3. **Check the convergence of the right side:** We need to see if the series formed by the right side converges, just like in part (a).
The problem tells us that $\sum a_n^2$ converges. So, $\sum \frac{1}{2}a_n^2$ converges. That's one part!

4. **Check the other part - the p-series:** Now we look at $\sum \frac{1}{2} \frac{1}{n^{2\alpha}}$. This is a special kind of series called a "p-series," which looks like $\sum \frac{1}{n^p}$.
A p-series converges if the exponent 'p' is greater than 1 (p > 1).
In our case, the exponent is $2\alpha$.
The problem tells us that $\alpha > \frac{1}{2}$.
If we multiply both sides of that inequality by 2, we get:
$2 \times \alpha > 2 \times \frac{1}{2}$
Which means: $2\alpha > 1$.
Since $2\alpha$ is greater than 1, the series $\sum \frac{1}{n^{2\alpha}}$ converges!

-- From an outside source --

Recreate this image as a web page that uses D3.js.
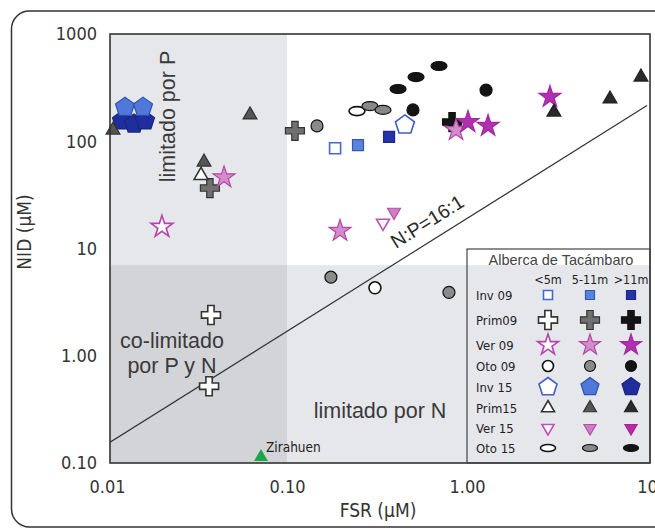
<!DOCTYPE html>
<html><head><meta charset="utf-8">
<script src="https://cdnjs.cloudflare.com/ajax/libs/d3/7.8.5/d3.min.js"></script>
<style>body{margin:0;background:#fff}svg{display:block}</style>
</head><body><svg id="c" width="655" height="529"></svg>
<script>
// ---- data ----
const xTickValues = [0.01, 0.1, 1, 10];
const xTickLabels = ["0.01", "0.10", "1.00", "10"];
const yTickValues = [0.1, 1, 10, 100, 1000];
const yTickLabels = ["0.10", "1.00", "10", "100", "1000"];
const depthClasses = ["<5m", "5-11m", ">11m"];
const seasons = ["Inv 09", "Prim09", "Ver 09", "Oto 09", "Inv 15", "Prim15", "Ver 15", "Oto 15"];
const legendTitle = "Alberca de Tacámbaro";
// points: [FSR µM, NID µM, depth class index]
const inv09  = [[0.185, 86, 0], [0.248, 92, 1], [0.369, 110, 2]];
const prim09 = [[0.0378, 2.4, 0], [0.0369, 0.52, 0], [0.0373, 36.6, 1], [0.1107, 125, 1], [0.826, 151, 2]];
const oto09  = [[0.1468, 139, 1], [0.1754, 5.4, 1], [0.794, 3.9, 1], [0.308, 4.3, 0], [0.501, 196, 2], [1.276, 300, 2]];
const inv15  = [[0.452, 142, 0], [0.01212, 155, 2], [0.01413, 145, 2], [0.01626, 155, 2], [0.01259, 208, 1], [0.01585, 208, 1]];
const prim15 = [[0.0333, 48, 0], [0.0108, 127, 1], [0.0623, 176, 1], [0.0346, 64, 1], [3.04, 187, 2], [6.23, 248, 2], [9.26, 397, 2]];
const ver15  = [[0.3415, 17.3, 0], [0.393, 21.9, 1]];
const oto15  = [[0.2448, 191, 0], [0.289, 213, 1], [0.3415, 196, 1], [0.414, 307, 2], [0.521, 397, 2], [0.699, 503, 2]];
const ver09  = [[0.0202, 15.9, 0], [0.0447, 46, 1], [0.197, 14.6, 1], [0.869, 127, 1], [1.013, 151, 2], [1.309, 139, 2], [2.89, 259, 2]];
const zirahuen = [[0.0717, 0.114]];
const ratioLineX = [0.01, 10];
const ratioLineY = [0.15, 215];
const pLimit = 0.1;
const nLimit = 7;

// ---- styles ----
const seriesData = [inv09, prim09, ver09, oto09, inv15, prim15, ver15, oto15];
const shapes = ["square", "cross", "star", "circle", "pentagon", "triUp", "triDown", "ellipse"];
const styles = [
  [{f:"#fff",s:"#4568cc"},{f:"#5a83dc",s:"#3558b8"},{f:"#2434a6",s:"#1b288a"}],
  [{f:"#fff",s:"#333"},{f:"#707070",s:"#333"},{f:"#151515",s:"#111"}],
  [{f:"#fff",s:"#b445ae"},{f:"#d48ccb",s:"#b048a8"},{f:"#b22fb0",s:"#a12aa0"}],
  [{f:"#fff",s:"#111"},{f:"#8a8a8a",s:"#111"},{f:"#141414",s:"#111"}],
  [{f:"#fff",s:"#3f5ec8"},{f:"#5078d8",s:"#3050b0"},{f:"#1f2e9c",s:"#1a2580"}],
  [{f:"#fff",s:"#333"},{f:"#555",s:"#333"},{f:"#2a2a2a",s:"#222"}],
  [{f:"#fff",s:"#c050b8"},{f:"#d27cc6",s:"#b050a8"},{f:"#b82aa8",s:"#a82098"}],
  [{f:"#fff",s:"#111"},{f:"#888",s:"#111"},{f:"#141414",s:"#111"}]
];
const plotSizes = {square:11, cross:19, star:11.5, circle:6, pentagon:10, triUp:8, triDown:7.5, ellipse:[8,4.5]};
const legSizes  = {square:9, cross:19, star:11, circle:5.5, pentagon:9.5, triUp:7.5, triDown:7, ellipse:[7.5,3.5]};

function polyPath(R, angles){
  return "M" + angles.map(a => [R*Math.cos(a*Math.PI/180), R*Math.sin(a*Math.PI/180)].map(v=>v.toFixed(2)).join(",")).join("L") + "Z";
}
function shapePath(shape, sz){
  switch(shape){
    case "square": return d3.symbol(d3.symbolSquare, sz*sz)();
    case "cross": return d3.symbol(d3.symbolCross, 5*(sz/3)*(sz/3))();
    case "star": return d3.symbol(d3.symbolStar, sz*sz/0.8908130915292852)();
    case "circle": return d3.symbol(d3.symbolCircle, Math.PI*sz*sz)();
    case "pentagon": return polyPath(sz, [-90,-18,54,126,198]);
    case "triUp": return polyPath(sz, [-90,30,150]);
    case "triDown": return polyPath(sz, [90,210,330]);
    case "ellipse": {const [rx,ry]=sz; return `M${-rx},0A${rx},${ry} 0 1,0 ${rx},0A${rx},${ry} 0 1,0 ${-rx},0Z`;}
  }
}

// ---- layout ----
const svg = d3.select("#c");
const L = 110, R = 650, T = 34, B = 463;
const x = d3.scaleLog().domain([0.01, 10]).range([107, 647]);
const y = d3.scaleLog().domain([0.1, 1000]).range([B, T]);

// outer frame
svg.append("rect").attr("x",11.5).attr("y",11).attr("width",662).attr("height",516)
  .attr("rx",18).attr("fill","none").attr("stroke","#333").attr("stroke-width",1.5);

const defs = svg.append("defs");
defs.append("clipPath").attr("id","pc").append("rect").attr("x",L).attr("y",T).attr("width",R-L).attr("height",B-T);

// regions
const bg = svg.append("g").attr("clip-path","url(#pc)");
bg.append("rect").attr("x",L).attr("y",T).attr("width",R-L).attr("height",B-T).attr("fill","#fff");
bg.append("rect").attr("x",L).attr("y",T).attr("width",x(pLimit)-L).attr("height",B-T).attr("fill","#e6e7eb");
bg.append("rect").attr("x",L).attr("y",y(nLimit)).attr("width",R-L).attr("height",B-y(nLimit)).attr("fill","#e6e7eb");
bg.append("rect").attr("x",L).attr("y",y(nLimit)).attr("width",x(pLimit)-L).attr("height",B-y(nLimit)).attr("fill","#d3d4d8");

// ratio line
bg.append("path").datum(ratioLineX.map((v,i)=>[v, ratioLineY[i]]))
  .attr("d", d3.line().x(d=>x(d[0])).y(d=>y(d[1])))
  .attr("fill","none").attr("stroke","#333").attr("stroke-width",1.2);

// region labels
const regFont = "'Liberation Sans', Arial, sans-serif";
svg.append("text").attr("transform","translate(175,116.5) rotate(-90)").attr("text-anchor","middle")
  .attr("font-family",regFont).attr("font-size",21.5).attr("fill","#3a3a3a").text("limitado por P");
svg.append("text").attr("x",172).attr("y",348).attr("text-anchor","middle")
  .attr("font-family",regFont).attr("font-size",21.5).attr("fill","#3a3a3a").text("co-limitado");
svg.append("text").attr("x",172).attr("y",373).attr("text-anchor","middle")
  .attr("font-family",regFont).attr("font-size",21.5).attr("fill","#3a3a3a").text("por P y N");
svg.append("text").attr("x",380).attr("y",418).attr("text-anchor","middle")
  .attr("font-family",regFont).attr("font-size",21.5).attr("fill","#3a3a3a").text("limitado por N");
svg.append("text").attr("transform","translate(396,249) rotate(-32)")
  .attr("font-family",regFont).attr("font-size",19.5).attr("fill","#2a2a2a").text("N:P=16:1");

// axes
const narrow = "'Liberation Sans Narrow', 'DejaVu Sans Condensed', 'Arial Narrow', sans-serif";
const xa = svg.append("g").attr("transform",`translate(0,${B})`)
  .call(d3.axisBottom(x).tickValues(xTickValues).tickFormat((d,i)=>xTickLabels[i]).tickSize(0).tickPadding(17));
const ya = svg.append("g").attr("transform",`translate(${L},0)`)
  .call(d3.axisLeft(y).tickValues(yTickValues).tickFormat((d,i)=>yTickLabels[i]).tickSize(0).tickPadding(13));
[xa, ya].forEach(a => {
  a.select(".domain").remove();
  a.selectAll("text").attr("font-family",narrow).attr("font-size",18).attr("fill","#333");
});
svg.append("text").attr("x",378).attr("y",517).attr("text-anchor","middle")
  .attr("font-family",narrow).attr("font-size",19).attr("fill","#333").text("FSR (µM)");
svg.append("text").attr("transform","translate(31,232) rotate(-90)").attr("text-anchor","middle")
  .attr("font-family",narrow).attr("font-size",19).attr("fill","#333").text("NID (µM)");

// points
const pts = svg.append("g");
seriesData.forEach((data, si) => {
  const shape = shapes[si];
  pts.selectAll(null).data(data).enter().append("path")
    .attr("transform", d => `translate(${x(d[0])},${y(d[1])})`)
    .attr("d", shapePath(shape, plotSizes[shape]))
    .attr("fill", d => styles[si][d[2]].f)
    .attr("stroke", d => styles[si][d[2]].s)
    .attr("stroke-width", d => d[2] === 0 ? 1.6 : 1.2);
});
pts.selectAll(null).data(zirahuen).enter().append("path")
  .attr("transform", d => `translate(${x(d[0])},${y(d[1])})`)
  .attr("d", shapePath("triUp", 8)).attr("fill","#1aa64a");
svg.append("text").attr("x",266).attr("y",452).attr("font-family",narrow).attr("font-size",13.5)
  .attr("fill","#222").text("Zirahuen");

// plot border
svg.append("rect").attr("x",L).attr("y",T).attr("width",R-L).attr("height",B-T)
  .attr("fill","none").attr("stroke","#333").attr("stroke-width",1.6);

// legend
const lg = svg.append("g");
lg.append("rect").attr("x",467).attr("y",249).attr("width",R-467).attr("height",B-249)
  .attr("fill","none").attr("stroke","#444").attr("stroke-width",1.2);
lg.append("text").attr("x",561).attr("y",264.5).attr("text-anchor","middle")
  .attr("font-family",regFont).attr("font-size",14.5).attr("fill","#444").text(legendTitle);
const colX = [548, 590, 631];
const rowY = [295, 320, 345, 366, 387, 408, 428, 448];
depthClasses.forEach((c,i) => lg.append("text").attr("x",colX[i]).attr("y",284).attr("text-anchor","middle")
  .attr("font-family",narrow).attr("font-size",12.5).attr("fill","#222").text(c));
seasons.forEach((s, si) => {
  lg.append("text").attr("x",476).attr("y",rowY[si]+4.5).attr("font-family",narrow)
    .attr("font-size",13).attr("fill","#222").text(s);
  const shape = shapes[si];
  depthClasses.forEach((c, di) => {
    lg.append("path").attr("transform",`translate(${colX[di]},${rowY[si]})`)
      .attr("d", shapePath(shape, legSizes[shape]))
      .attr("fill", styles[si][di].f).attr("stroke", styles[si][di].s)
      .attr("stroke-width", di === 0 ? 1.6 : 1.2);
  });
});
</script></body></html>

5. **Combine and use Comparison Test again:** Since both $\sum \frac{1}{2}a_n^2$ and $\sum \frac{1}{2}\frac{1}{n^{2\alpha}}$ converge, their sum $\sum \frac{1}{2}\left( a_n^2 + \frac{1}{n^{2\alpha}} \right)$ also converges.
Just like before, we can use the Comparison Test! We have $\left| \frac{a_n}{n^{\alpha}} \right|$ being smaller than or equal to the terms of a convergent series.
So, this means $\sum \left| \frac{a_n}{n^{\alpha}} \right|$ converges.

6. **Final step: Absolute Convergence (again!):** Since $\sum \left| \frac{a_n}{n^{\alpha}} \right|$ converges (absolute convergence), it means the original series $\sum \frac{a_n}{n^{\alpha}}$ also converges.
See? Math can be super logical and fun when you break it down!